Copy nothing but the text: repeat each entry exactly and drop the images.

Records with drawing code
◇ ◇ ◇ ◇ ◇ ◇ ◇
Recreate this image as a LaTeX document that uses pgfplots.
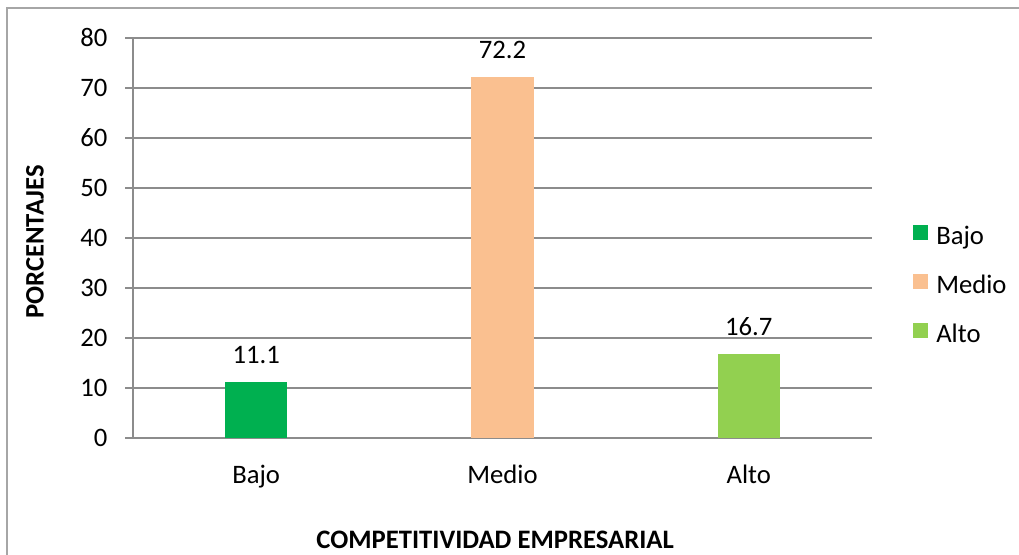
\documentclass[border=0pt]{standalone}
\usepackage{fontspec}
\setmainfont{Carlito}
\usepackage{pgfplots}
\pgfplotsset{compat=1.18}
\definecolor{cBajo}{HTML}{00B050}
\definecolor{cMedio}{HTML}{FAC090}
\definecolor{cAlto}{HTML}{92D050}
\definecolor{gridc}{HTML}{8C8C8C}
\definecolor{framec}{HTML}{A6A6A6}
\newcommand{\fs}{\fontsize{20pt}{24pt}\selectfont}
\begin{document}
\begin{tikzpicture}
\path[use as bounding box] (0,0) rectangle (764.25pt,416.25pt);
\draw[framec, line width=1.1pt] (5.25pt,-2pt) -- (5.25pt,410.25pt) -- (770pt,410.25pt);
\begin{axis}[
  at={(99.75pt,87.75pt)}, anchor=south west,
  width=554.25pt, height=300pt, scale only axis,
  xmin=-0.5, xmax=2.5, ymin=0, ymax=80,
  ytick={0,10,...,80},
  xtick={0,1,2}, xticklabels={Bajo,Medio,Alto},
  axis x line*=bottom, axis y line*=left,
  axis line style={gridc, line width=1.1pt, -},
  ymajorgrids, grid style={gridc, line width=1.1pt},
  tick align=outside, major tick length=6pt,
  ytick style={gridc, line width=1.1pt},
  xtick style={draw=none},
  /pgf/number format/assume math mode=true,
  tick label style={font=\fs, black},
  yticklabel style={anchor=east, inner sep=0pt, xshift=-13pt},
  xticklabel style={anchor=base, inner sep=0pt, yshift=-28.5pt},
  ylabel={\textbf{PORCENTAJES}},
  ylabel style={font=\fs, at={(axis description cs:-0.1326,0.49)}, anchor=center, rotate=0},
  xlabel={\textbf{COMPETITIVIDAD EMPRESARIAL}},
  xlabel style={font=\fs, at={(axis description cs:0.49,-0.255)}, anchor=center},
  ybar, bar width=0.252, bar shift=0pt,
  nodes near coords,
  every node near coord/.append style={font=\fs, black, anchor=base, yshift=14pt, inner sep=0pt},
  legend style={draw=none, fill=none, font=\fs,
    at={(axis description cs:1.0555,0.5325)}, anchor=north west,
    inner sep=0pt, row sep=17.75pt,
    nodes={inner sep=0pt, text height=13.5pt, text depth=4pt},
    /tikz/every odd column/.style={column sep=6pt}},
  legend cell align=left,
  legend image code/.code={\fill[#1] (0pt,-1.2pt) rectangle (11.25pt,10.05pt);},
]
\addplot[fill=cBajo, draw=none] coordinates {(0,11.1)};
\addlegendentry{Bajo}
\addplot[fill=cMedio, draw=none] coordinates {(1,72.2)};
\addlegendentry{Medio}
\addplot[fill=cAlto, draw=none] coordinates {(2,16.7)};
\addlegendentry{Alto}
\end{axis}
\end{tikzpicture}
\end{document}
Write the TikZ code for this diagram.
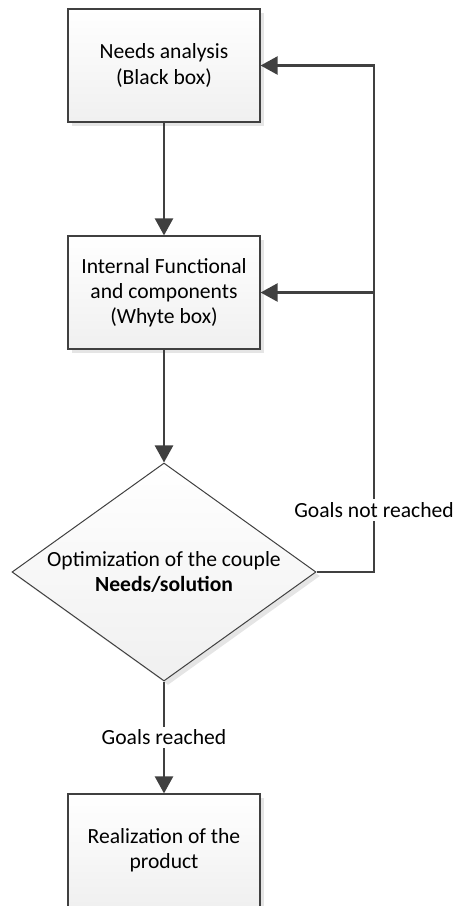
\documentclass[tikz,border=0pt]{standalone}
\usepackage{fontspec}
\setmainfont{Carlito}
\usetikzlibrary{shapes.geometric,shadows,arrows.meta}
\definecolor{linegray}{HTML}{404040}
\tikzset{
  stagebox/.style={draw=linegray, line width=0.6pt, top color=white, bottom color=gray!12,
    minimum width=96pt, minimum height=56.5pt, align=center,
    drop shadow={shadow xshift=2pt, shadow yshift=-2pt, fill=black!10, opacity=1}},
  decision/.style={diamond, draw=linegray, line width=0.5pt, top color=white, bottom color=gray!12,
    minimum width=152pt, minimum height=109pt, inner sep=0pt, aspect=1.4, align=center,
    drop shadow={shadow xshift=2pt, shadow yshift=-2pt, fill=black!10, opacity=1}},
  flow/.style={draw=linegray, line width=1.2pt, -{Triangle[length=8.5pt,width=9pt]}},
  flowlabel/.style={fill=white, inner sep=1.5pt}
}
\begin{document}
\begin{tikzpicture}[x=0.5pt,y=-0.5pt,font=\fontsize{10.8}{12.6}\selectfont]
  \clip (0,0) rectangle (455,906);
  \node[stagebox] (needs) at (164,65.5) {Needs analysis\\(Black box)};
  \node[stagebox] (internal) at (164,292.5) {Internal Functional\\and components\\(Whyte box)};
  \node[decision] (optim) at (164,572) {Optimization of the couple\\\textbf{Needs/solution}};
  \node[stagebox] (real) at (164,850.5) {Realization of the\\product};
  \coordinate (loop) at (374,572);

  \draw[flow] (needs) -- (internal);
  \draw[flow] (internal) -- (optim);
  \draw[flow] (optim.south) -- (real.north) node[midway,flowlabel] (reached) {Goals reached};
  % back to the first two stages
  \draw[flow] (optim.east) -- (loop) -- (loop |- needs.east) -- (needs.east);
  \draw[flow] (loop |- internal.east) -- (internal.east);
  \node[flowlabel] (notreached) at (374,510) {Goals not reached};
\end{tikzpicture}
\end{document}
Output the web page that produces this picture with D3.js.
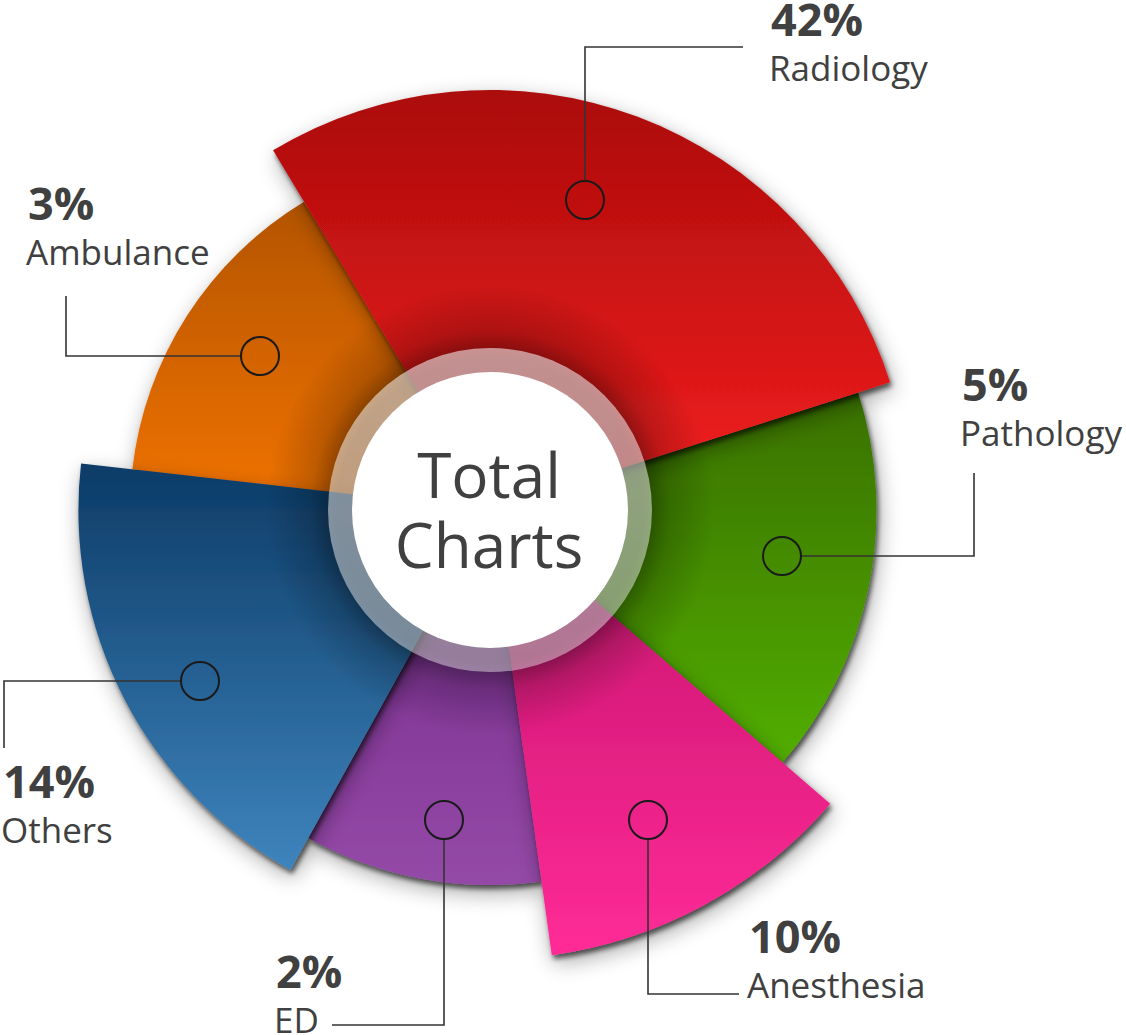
◇ ◇ ◇ ◇ ◇ ◇ ◇
> [THE RESPONSE]
Recreate this image as a LaTeX document that uses pgfplots.
\documentclass[border=0pt]{standalone}
\usepackage{fontspec}
\setmainfont{Carlito}
\usepackage{pgfplots}
\pgfplotsset{compat=1.18}
\definecolor{cBajo}{HTML}{00B050}
\definecolor{cMedio}{HTML}{FAC090}
\definecolor{cAlto}{HTML}{92D050}
\definecolor{gridc}{HTML}{8C8C8C}
\definecolor{framec}{HTML}{A6A6A6}
\newcommand{\fs}{\fontsize{20pt}{24pt}\selectfont}
\begin{document}
\begin{tikzpicture}
\path[use as bounding box] (0,0) rectangle (764.25pt,416.25pt);
\draw[framec, line width=1.1pt] (5.25pt,-2pt) -- (5.25pt,410.25pt) -- (770pt,410.25pt);
\begin{axis}[
  at={(99.75pt,87.75pt)}, anchor=south west,
  width=554.25pt, height=300pt, scale only axis,
  xmin=-0.5, xmax=2.5, ymin=0, ymax=80,
  ytick={0,10,...,80},
  xtick={0,1,2}, xticklabels={Bajo,Medio,Alto},
  axis x line*=bottom, axis y line*=left,
  axis line style={gridc, line width=1.1pt, -},
  ymajorgrids, grid style={gridc, line width=1.1pt},
  tick align=outside, major tick length=6pt,
  ytick style={gridc, line width=1.1pt},
  xtick style={draw=none},
  /pgf/number format/assume math mode=true,
  tick label style={font=\fs, black},
  yticklabel style={anchor=east, inner sep=0pt, xshift=-13pt},
  xticklabel style={anchor=base, inner sep=0pt, yshift=-28.5pt},
  ylabel={\textbf{PORCENTAJES}},
  ylabel style={font=\fs, at={(axis description cs:-0.1326,0.49)}, anchor=center, rotate=0},
  xlabel={\textbf{COMPETITIVIDAD EMPRESARIAL}},
  xlabel style={font=\fs, at={(axis description cs:0.49,-0.255)}, anchor=center},
  ybar, bar width=0.252, bar shift=0pt,
  nodes near coords,
  every node near coord/.append style={font=\fs, black, anchor=base, yshift=14pt, inner sep=0pt},
  legend style={draw=none, fill=none, font=\fs,
    at={(axis description cs:1.0555,0.5325)}, anchor=north west,
    inner sep=0pt, row sep=17.75pt,
    nodes={inner sep=0pt, text height=13.5pt, text depth=4pt},
    /tikz/every odd column/.style={column sep=6pt}},
  legend cell align=left,
  legend image code/.code={\fill[#1] (0pt,-1.2pt) rectangle (11.25pt,10.05pt);},
]
\addplot[fill=cBajo, draw=none] coordinates {(0,11.1)};
\addlegendentry{Bajo}
\addplot[fill=cMedio, draw=none] coordinates {(1,72.2)};
\addlegendentry{Medio}
\addplot[fill=cAlto, draw=none] coordinates {(2,16.7)};
\addlegendentry{Alto}
\end{axis}
\end{tikzpicture}
\end{document}
Write the TikZ code for this diagram.
\documentclass[tikz,border=0pt]{standalone}
\usepackage{fontspec}
\setmainfont{Carlito}
\usetikzlibrary{shapes.geometric,shadows,arrows.meta}
\definecolor{linegray}{HTML}{404040}
\tikzset{
  stagebox/.style={draw=linegray, line width=0.6pt, top color=white, bottom color=gray!12,
    minimum width=96pt, minimum height=56.5pt, align=center,
    drop shadow={shadow xshift=2pt, shadow yshift=-2pt, fill=black!10, opacity=1}},
  decision/.style={diamond, draw=linegray, line width=0.5pt, top color=white, bottom color=gray!12,
    minimum width=152pt, minimum height=109pt, inner sep=0pt, aspect=1.4, align=center,
    drop shadow={shadow xshift=2pt, shadow yshift=-2pt, fill=black!10, opacity=1}},
  flow/.style={draw=linegray, line width=1.2pt, -{Triangle[length=8.5pt,width=9pt]}},
  flowlabel/.style={fill=white, inner sep=1.5pt}
}
\begin{document}
\begin{tikzpicture}[x=0.5pt,y=-0.5pt,font=\fontsize{10.8}{12.6}\selectfont]
  \clip (0,0) rectangle (455,906);
  \node[stagebox] (needs) at (164,65.5) {Needs analysis\\(Black box)};
  \node[stagebox] (internal) at (164,292.5) {Internal Functional\\and components\\(Whyte box)};
  \node[decision] (optim) at (164,572) {Optimization of the couple\\\textbf{Needs/solution}};
  \node[stagebox] (real) at (164,850.5) {Realization of the\\product};
  \coordinate (loop) at (374,572);

  \draw[flow] (needs) -- (internal);
  \draw[flow] (internal) -- (optim);
  \draw[flow] (optim.south) -- (real.north) node[midway,flowlabel] (reached) {Goals reached};
  % back to the first two stages
  \draw[flow] (optim.east) -- (loop) -- (loop |- needs.east) -- (needs.east);
  \draw[flow] (loop |- internal.east) -- (internal.east);
  \node[flowlabel] (notreached) at (374,510) {Goals not reached};
\end{tikzpicture}
\end{document}
Output the web page that produces this picture with D3.js.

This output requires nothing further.